Ainsi, elles peuvent directement commanditer des études sur le potentiel touristique de leurs localités ou solliciter l’appui des autorités pour mener ces évaluations. Et, lorsque des projets sont identifiés, le financement peut faire intervenir les trois acteurs  clés que sont l’État, le secteur privé  et la collectivité. Dans ce partenariat, si le secteur privé dispose « d’assez d’informations » pour agir, il reste à « enclencher la dynamique pour que les collectivités aient les ressources » nécessaires à la réalisation des projets.

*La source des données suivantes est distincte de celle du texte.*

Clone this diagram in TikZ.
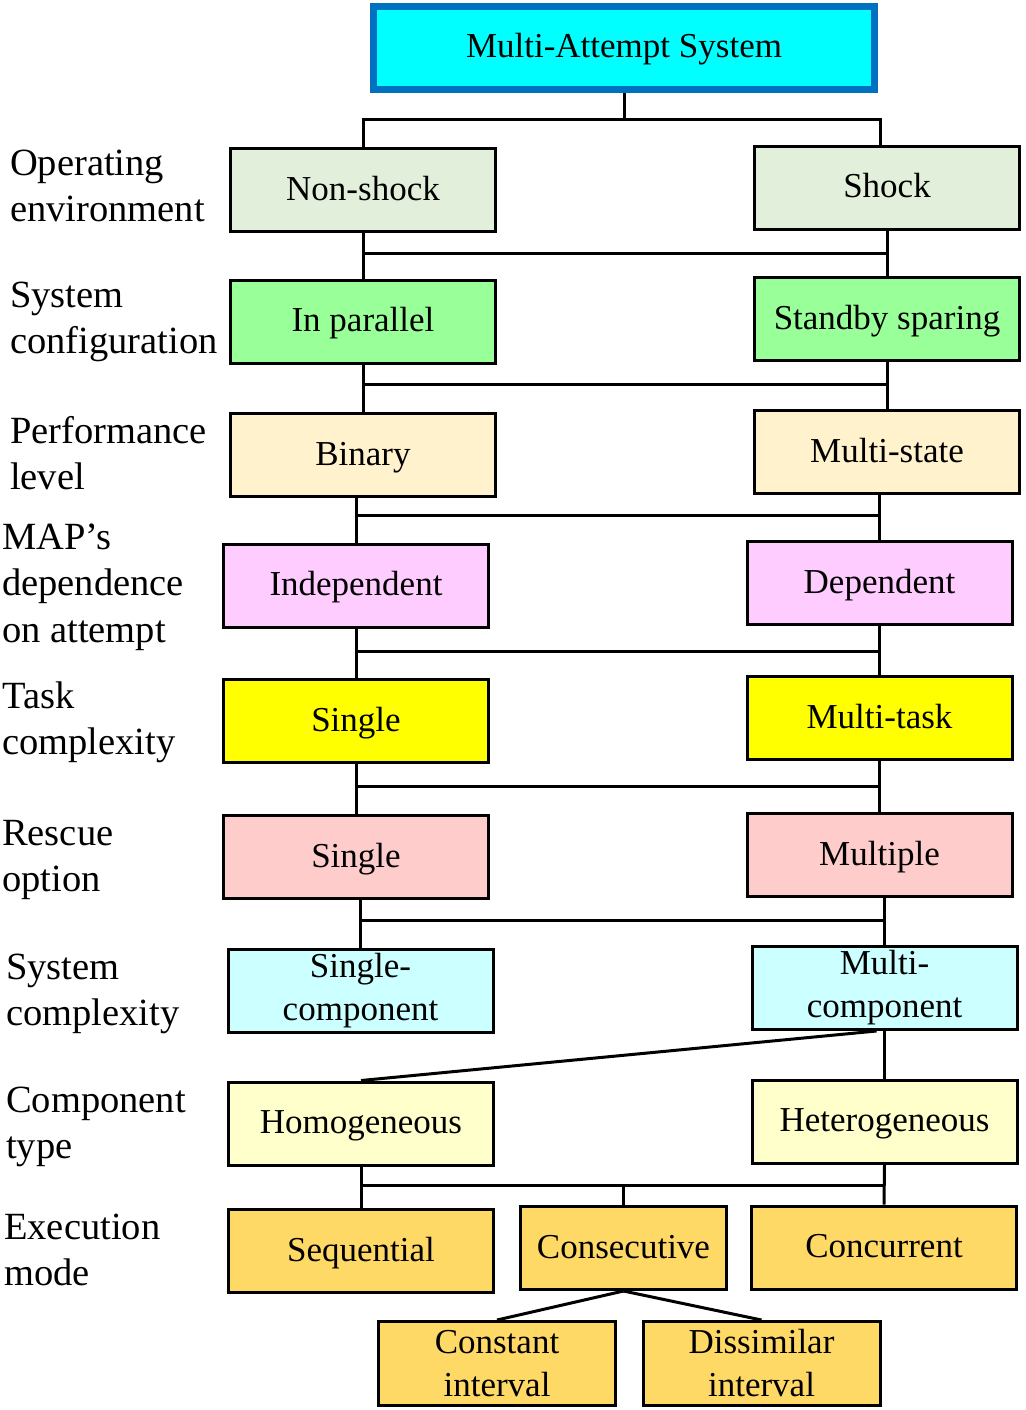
\documentclass[tikz,border=0pt]{standalone}
\usepackage{fontspec}
\setmainfont{Liberation Serif}
\newcommand\boxfont{\fontsize{35}{43}\selectfont}
\newcommand\labfont{\fontsize{38.5}{46.5}\selectfont}
\definecolor{topfill}{RGB}{0,255,255}
\definecolor{topdraw}{RGB}{0,112,192}
\definecolor{cenv}{RGB}{226,239,218}
\definecolor{ccfg}{RGB}{153,255,153}
\definecolor{cperf}{RGB}{255,242,204}
\definecolor{cdep}{RGB}{255,204,255}
\definecolor{ctask}{RGB}{255,255,0}
\definecolor{cresc}{RGB}{255,204,204}
\definecolor{csys}{RGB}{204,255,255}
\definecolor{ccomp}{RGB}{255,255,204}
\definecolor{cexec}{RGB}{255,217,102}
\begin{document}
\begin{tikzpicture}[x=1pt,y=-1pt,
  box/.style={draw=black, line width=3pt, minimum width=265pt, minimum height=83pt,
    inner sep=0pt, font=\boxfont, text height=24pt, text depth=4pt},
  boxtwo/.style={draw=black, line width=3pt, minimum width=265pt, minimum height=83pt,
    inner sep=0pt, font=\boxfont, align=center},
  lab/.style={anchor=base west, inner sep=0pt, font=\labfont},
  wire/.style={line width=3pt}]
\useasboundingbox (0,0) rectangle (1025,1410);

% top
\node[draw=topdraw, fill=topfill, line width=7pt, minimum width=501pt, minimum height=83pt,
  inner sep=0pt, font=\boxfont, text height=24pt, text depth=4pt] (top) at (624,48) {Multi-Attempt System};

% boxes
\node[box, fill=cenv] (ns) at (363,190) {Non-shock};
\node[box, fill=cenv] (sh) at (887,187.5) {Shock};
\node[box, fill=ccfg] (ip) at (363,321.5) {In parallel};
\node[box, fill=ccfg] (sb) at (887,319) {Standby sparing};
\node[box, fill=cperf] (bi) at (363,455) {Binary};
\node[box, fill=cperf] (ms) at (887,452) {Multi-state};
\node[box, fill=cdep] (ind) at (356,585.5) {Independent};
\node[box, fill=cdep] (dep) at (879.5,583) {Dependent};
\node[box, fill=ctask] (ts) at (356,721) {Single};
\node[box, fill=ctask] (mt) at (879.5,718) {Multi-task};
\node[box, fill=cresc] (rs) at (356,857) {Single};
\node[box, fill=cresc] (mu) at (879.5,855) {Multiple};
\node[boxtwo, fill=csys] (sc) at (360.5,990.5) {Single-\\component};
\node[boxtwo, fill=csys] (mc) at (884.5,988) {Multi-\\component};
\node[box, fill=ccomp] (hom) at (361,1123.5) {Homogeneous};
\node[box, fill=ccomp] (het) at (884.5,1121.5) {Heterogeneous};
\node[box, fill=cexec] (seq) at (361,1251) {Sequential};
\node[box, fill=cexec, minimum width=206pt] (con) at (623.5,1248) {Consecutive};
\node[box, fill=cexec] (cc) at (884,1247.5) {Concurrent};
\node[boxtwo, fill=cexec, minimum width=237pt, minimum height=84pt] (ci) at (497,1363.5) {Constant\\interval};
\node[boxtwo, fill=cexec, minimum width=237pt, minimum height=84pt] (di) at (761.5,1363.5) {Dissimilar\\interval};

% side labels
\node[lab] (l1) at (10,175) {\begin{tabular}[t]{@{}l@{}}Operating\\environment\end{tabular}};
\node[lab] (l2) at (10,307) {\begin{tabular}[t]{@{}l@{}}System\\configuration\end{tabular}};
\node[lab] (l3) at (10,443) {\begin{tabular}[t]{@{}l@{}}Performance\\level\end{tabular}};
\node[lab] (l4) at (2,549) {\begin{tabular}[t]{@{}l@{}}MAP’s\\dependence\\on attempt\end{tabular}};
\node[lab] (l5) at (2,708) {\begin{tabular}[t]{@{}l@{}}Task\\complexity\end{tabular}};
\node[lab] (l6) at (2,845) {\begin{tabular}[t]{@{}l@{}}Rescue\\option\end{tabular}};
\node[lab] (l7) at (6,979) {\begin{tabular}[t]{@{}l@{}}System\\complexity\end{tabular}};
\node[lab] (l8) at (6,1112) {\begin{tabular}[t]{@{}l@{}}Component\\type\end{tabular}};
\node[lab] (l9) at (4,1239) {\begin{tabular}[t]{@{}l@{}}Execution\\mode\end{tabular}};

% bus coordinates
\coordinate (b0) at (0,120);
\coordinate (b1) at (0,253);
\coordinate (b2) at (0,384);
\coordinate (b3) at (0,515);
\coordinate (b4) at (0,651);
\coordinate (b5) at (0,786);
\coordinate (b6) at (0,920);
\coordinate (b8) at (0,1185);
\coordinate (shin) at ([xshift=-7pt]sh.north);
\coordinate (mcl) at ([xshift=-8pt]mc.south);

% connectors
\draw[wire] (top.south) -- (top.south |- b0);
\draw[wire] (ns.north) |- (shin |- b0) -- (shin);

\draw[wire] (ns.south) -- (ip.north);
\draw[wire] (sh.south) -- (sb.north);
\draw[wire] (ns.south |- b1) -- (sh.south |- b1);

\draw[wire] (ip.south) -- (bi.north);
\draw[wire] (sb.south) -- (ms.north);
\draw[wire] (ip.south |- b2) -- (sb.south |- b2);

\draw[wire] (ind.north |- bi.south) -- (ind.north);
\draw[wire] (dep.north |- ms.south) -- (dep.north);
\draw[wire] (ind.north |- b3) -- (dep.north |- b3);

\draw[wire] (ind.south) -- (ts.north);
\draw[wire] (dep.south) -- (mt.north);
\draw[wire] (ind.south |- b4) -- (dep.south |- b4);

\draw[wire] (ts.south) -- (rs.north);
\draw[wire] (mt.south) -- (mu.north);
\draw[wire] (ts.south |- b5) -- (mt.south |- b5);

\draw[wire] (sc.north |- rs.south) -- (sc.north);
\draw[wire] (mc.north |- mu.south) -- (mc.north);
\draw[wire] (sc.north |- b6) -- (mc.north |- b6);

\draw[wire] (mc.south) -- (het.north);
\draw[wire] (mcl) -- (hom.north);

\draw[wire] (hom.south) -- (seq.north);
\draw[wire] (het.south) -- (cc.north);
\draw[wire] (con.north) -- (con.north |- b8);
\draw[wire] (hom.south |- b8) -- (het.south |- b8);

\draw[wire] (con.south) -- (ci.north);
\draw[wire] (con.south) -- (di.north);
\end{tikzpicture}
\end{document}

Un véritable défi pour ces collectivités, qui, à cause de l’approche unique orientée vers les anciennes zones, doivent adopter une nouvelle politique avec la définition de nouvelles. Or la situation actuelle oblige la plupart d’entre elles à s’orienter vers le financement des « secteurs prioritaires », avec des ressources insuffisantes pour développer les activités touristiques.

En attendant, les autorités, dont « l’ambition n’a pas été entamée par les difficultés », s’attèlent à mieux « structurer l’offre, notamment à travers l’organisation des acteurs locaux ». Ainsi, pour combler le vide d’informations sur le terrain, Mali Tourisme met en place des bureaux de renseignements pour répondre au besoin d’accueil des particuliers désireux de découvrir les zones touristiques. Un bureau a déjà vu le jour à Médine, dans la région de Kayes, et un autre sera bientôt opérationnel à Siby, à 40 km de Bamako. La structure de promotion du tourisme soutient aussi les promoteurs culturels, « parce que les festivals drainent essentiellement du public malien », et, parallèlement, continue les activités de renforcement des capacités des acteurs afin qu’ils continuent d’offrir des prestations de qualité.